Para quienes nos quedamos, lidiar con esa tristeza a veces es más difícil que luchar por nuestra propia supervivencia. Además, no se trata sólo del clima emocional sino del espanto, del auténtico horror que nos causa ver que quienes fueron nuestros familiares y amigos, argumentan y se articulan para intentar que fuerzas armadas multinacionales o mercenarias vengan a invadirnos y a ejecutar una “operación” que, de relámpago, tendrá lo cegador.
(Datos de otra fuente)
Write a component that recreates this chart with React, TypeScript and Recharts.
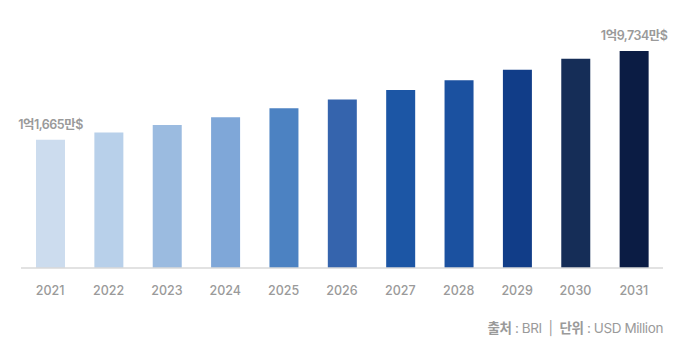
import React from "react";
import { BarChart, Bar, XAxis, YAxis, Cell, LabelList } from "recharts";

const years = ["2021", "2022", "2023", "2024", "2025", "2026", "2027", "2028", "2029", "2030", "2031"];
const values = [11665, 12318, 12998, 13715, 14516, 15327, 16193, 17069, 18029, 19026, 19734];
const valueLabels = ["1억1,665만$", "", "", "", "", "", "", "", "", "", "1억9,734만$"];
const barColors = [
  "#ccdcee", "#b8d0ea", "#9bbbe0", "#7fa7d8", "#4c82c2", "#3564ad",
  "#1c56a5", "#1b51a0", "#113d88", "#152d57", "#0b1c44",
];

const data = years.map((y, i) => ({ year: y, value: values[i], label: valueLabels[i] }));

const FONT = "Inter, 'Noto Sans CJK KR', sans-serif";

const renderLabel = (props: any) => {
  const { x, y, width, index } = props;
  const text = valueLabels[index];
  if (!text) return null;
  return (
    <text
      x={Number(x) + Number(width) / 2}
      y={Number(y) - 11}
      textAnchor="middle"
      fill="#9a9a9a"
      fontSize={12.5}
      fontWeight={600}
      fontFamily={FONT}
      letterSpacing={-0.5}
    >
      {text}
    </text>
  );
};

export default function App() {
  return (
    <div style={{ position: "relative", width: 700, height: 353, margin: -8, background: "#fff" }}>
      <BarChart
        width={700}
        height={353}
        data={data}
        margin={{ top: 26, right: 37, left: 21, bottom: 55 }}
        barCategoryGap="25%"
      >
        <XAxis
          dataKey="year"
          tickLine={false}
          axisLine={{ stroke: "#d8d8d8", strokeWidth: 1.5 }}
          tickMargin={12}
          height={30}
          tick={{ fill: "#9a9a9a", fontSize: 12.5, fontFamily: FONT, fontWeight: 500 }}
          interval={0}
        />
        <YAxis hide domain={[0, 22000]} />
        <Bar dataKey="value" isAnimationActive={false} barSize={29}>
          {data.map((d, i) => (
            <Cell key={d.year} fill={barColors[i]} />
          ))}
          <LabelList dataKey="label" content={renderLabel} />
        </Bar>
      </BarChart>
      <div
        style={{
          position: "absolute",
          right: 37,
          top: 317,
          fontFamily: FONT,
          fontSize: 13.5,
          color: "#9a9a9a",
          whiteSpace: "nowrap",
          letterSpacing: -0.4,
        }}
      >
        <span style={{ fontWeight: 700 }}>출처</span> : BRI &nbsp;|&nbsp; <span style={{ fontWeight: 700 }}>단위</span> : USD Million
      </div>
    </div>
  );
}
Algunos de ellos consideran que una masacre es un daño colateral imprescindible. Otros, con sus vidas a buen resguardo, se han convencido de que las cosas saldrán como ellos las imaginan; “whishful thinking”, que le dicen

No aceptan la idea de que una ocupación extranjera o mercenaria será contrarrestada, que “los rusos (y los chinos) también juegan” y que el resultado sería un conflicto armado sin final ni costos a la vista. Los más obcecados blanden el caso Noriega que, a pesar de la propaganda, tenía entre sus justificaciones los Tratados Torrijos-Carter sin equivalencia en Venezuela; además, no hubo la asepsia que se pregona: en mes y medio esa invasión asesinó a 3000 panameños y la ocupación se prolongó por dos años. En cuanto al costo, pues Robert Heinlein nos advirtió hace mucho que “no hay almuerzo gratis”; creer en una invasión militar desinteresada o movida por valores universales es de una puerilidad suicida.

Por eso escribo. Para recordar en el futuro que, si algún día las circunstancias me obligaran a emigrar, nunca pediría para mi tierra una invasión armada, un ejército mercenario, una injerencia humanitaria, ningún acto cuyo costo fuera la sangre de venezolanos y cuyo final no pudiéramos tener claro. Yo nunca traspasaría esa frontera, lo prometo.